Jada was facing the opposite direction. She could see that her brother was still paying for the onions. Maddox was nowhere in sight. “I’m not,” she said. And yet there was a small, rebellious part of her that was feeling an unwarranted rush of excitement and expectation. What did Maddox look like these days? What was he up to? Had he gotten married? Was he happy?
She’d often tried to look him up, had been dying—for years—to catch a glimpse of him or find out the smallest detail of what was happening in his life. But he wasn’t on social media.
“What will you say to him?” Tiffany asked.
Jada had no idea. What could she say to him? If she’d never gotten involved with him, her brother would be a fully functioning adult. “I’m going to avoid him, if I can.” Because of Maya, that was the smartest way to handle the situation. If she drew Maddox’s attention, he might figure out the truth—if something or someone hadn’t tipped him off already.
“That’s probably for the best,” Tiffany agreed. “The mountains and hills that close off this area make Silver Springs feel like such a small town. But there are seven thousand people here. That’s not so small that everyone knows everyone else. You might get lucky and never cross paths with him.”
That wasn’t very likely. She was running her mother’s cookie store downtown much of the time. They’d at least see each other.

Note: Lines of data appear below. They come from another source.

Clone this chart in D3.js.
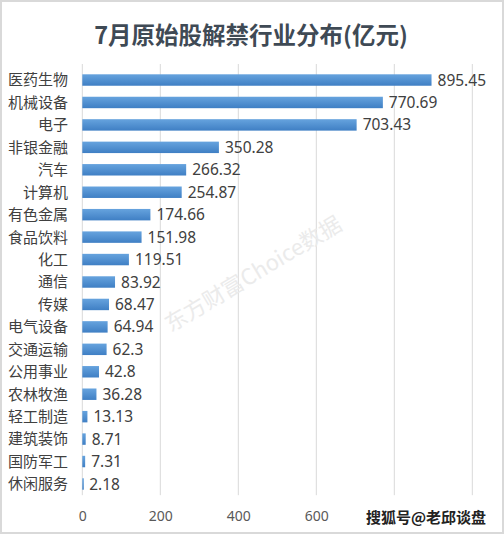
<!DOCTYPE html>
<html><head><meta charset="utf-8">
<script src="https://cdn.jsdelivr.net/npm/d3@7"></script>
<style>
body{margin:0;background:#fff;}
svg{display:block;font-family:"Noto Sans CJK SC","Microsoft YaHei",sans-serif;}
</style></head>
<body><svg id="c" width="504" height="534"></svg>
<script>
const title = "7月原始股解禁行业分布(亿元)";
const categories = ["医药生物","机械设备","电子","非银金融","汽车","计算机","有色金属","食品饮料","化工","通信","传媒","电气设备","交通运输","公用事业","农林牧渔","轻工制造","建筑装饰","国防军工","休闲服务"];
const values = [895.45,770.69,703.43,350.28,266.32,254.87,174.66,151.98,119.51,83.92,68.47,64.94,62.3,42.8,36.28,13.13,8.71,7.31,2.18];
const valueLabels = ["895.45","770.69","703.43","350.28","266.32","254.87","174.66","151.98","119.51","83.92","68.47","64.94","62.3","42.8","36.28","13.13","8.71","7.31","2.18"];
const gridTicks = [0,200,400,600,800,1000];
const xTickLabels = [0,200,400,600];
const watermark = "东方财富Choice数据";
const credit = "搜狐号@老邱谈盘";

const svg = d3.select("#c");
const W = 504, H = 534;
svg.append("rect").attr("x",1).attr("y",1).attr("width",W-2).attr("height",H-2)
  .attr("fill","#fff").attr("stroke","#d9d9d9").attr("stroke-width",2);

const defs = svg.append("defs");
const g = defs.append("linearGradient").attr("id","bg").attr("x1",0).attr("x2",0).attr("y1",0).attr("y2",1);
g.append("stop").attr("offset","0%").attr("stop-color","#66a3de");
g.append("stop").attr("offset","100%").attr("stop-color","#3f7fc4");

const x = d3.scaleLinear().domain([0,1000]).range([82.3,472.3]);
const y = d3.scaleBand().domain(categories).range([68.8,495.2]).paddingInner(0.49).paddingOuter(0.245);

svg.append("text").attr("x",251).attr("y",44).attr("text-anchor","middle")
  .attr("font-size",23.5).attr("font-weight","bold").attr("fill","#3f4a55").text(title);

// grid
svg.append("g").selectAll("line").data(gridTicks).join("line")
  .attr("x1",d=>x(d)).attr("x2",d=>x(d)).attr("y1",64).attr("y2",495.2)
  .attr("stroke","#d9d9d9").attr("stroke-width",1);

// watermark diagonal
svg.append("text").attr("transform","translate(252,272) rotate(-31)")
  .attr("text-anchor","middle").attr("dominant-baseline","central")
  .attr("font-size",22).attr("fill","#ebebeb").text(watermark);

// bars
svg.append("g").selectAll("rect").data(values).join("rect")
  .attr("x",x(0)).attr("y",(d,i)=>y(categories[i]))
  .attr("width",d=>Math.max(1.5,x(d)-x(0))).attr("height",y.bandwidth())
  .attr("fill","url(#bg)");

// category labels
svg.append("g").selectAll("text").data(categories).join("text")
  .attr("x",68).attr("y",d=>y(d)+y.bandwidth()/2).attr("dy","0.36em")
  .attr("text-anchor","end").attr("font-size",15).attr("fill","#404040").text(d=>d);

// value labels
svg.append("g").selectAll("text").data(values).join("text")
  .attr("x",d=>x(d)+6).attr("y",(d,i)=>y(categories[i])+y.bandwidth()/2).attr("dy","0.36em")
  .attr("font-size",15.5).attr("fill","#404040").attr("font-family","'Noto Sans','Open Sans',sans-serif")
  .text((d,i)=>valueLabels[i]);

// x axis
const ax = svg.append("g").attr("transform","translate(0,495)")
  .call(d3.axisBottom(x).tickValues(xTickLabels).tickSize(0).tickPadding(16).tickFormat(d3.format("d")));
ax.select(".domain").remove();
ax.selectAll("text").attr("font-size",14).attr("fill","#595959").attr("font-family","'Noto Sans','Open Sans',sans-serif");

// credit
svg.append("text").attr("x",426).attr("y",518).attr("dy","0.36em").attr("text-anchor","middle")
  .attr("font-size",15).attr("font-weight","bold").attr("fill","#222").text(credit);
</script></body></html>
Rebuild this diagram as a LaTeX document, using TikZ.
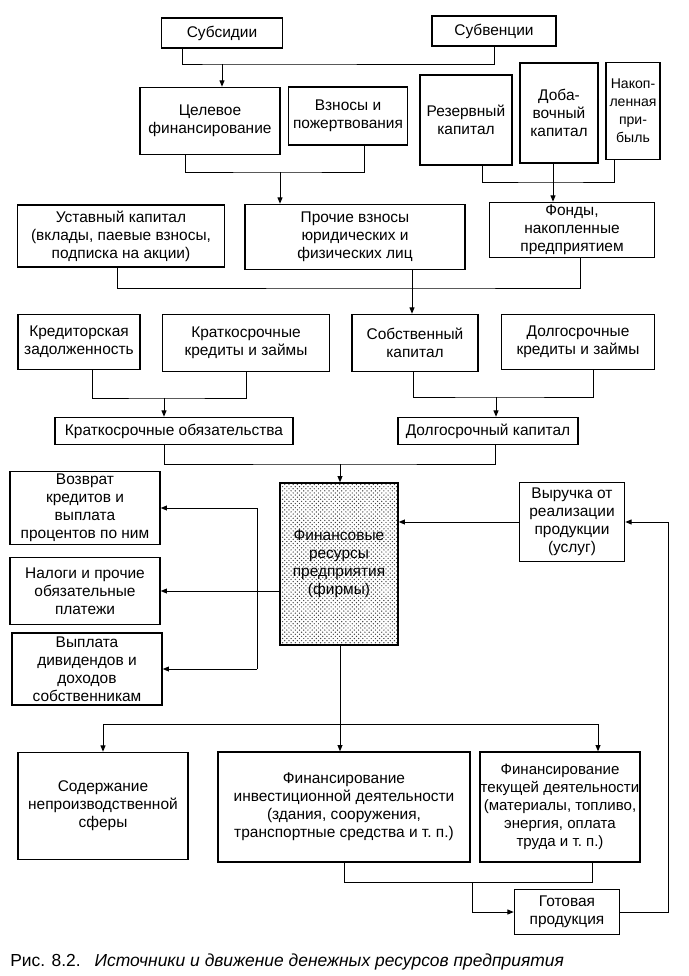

Unless...
“Hopefully, he won’t be staying long,” Jada murmured, but she couldn’t be totally committed to wishing him gone. She’d loved him so much, hadn’t felt anything even half as powerful since, which was a sad testament to what her marriage had been like. She’d screwed up her life in so many ways—dating the boy her parents had warned her not to get involved with, getting pregnant at seventeen, marrying the wrong man while rushing to find the same kind of all-consuming love she’d lost. And now, just when she was putting the past into perspective and settling in to rebuild—slowly and with some caution this time—Maddox popped up in Silver Springs?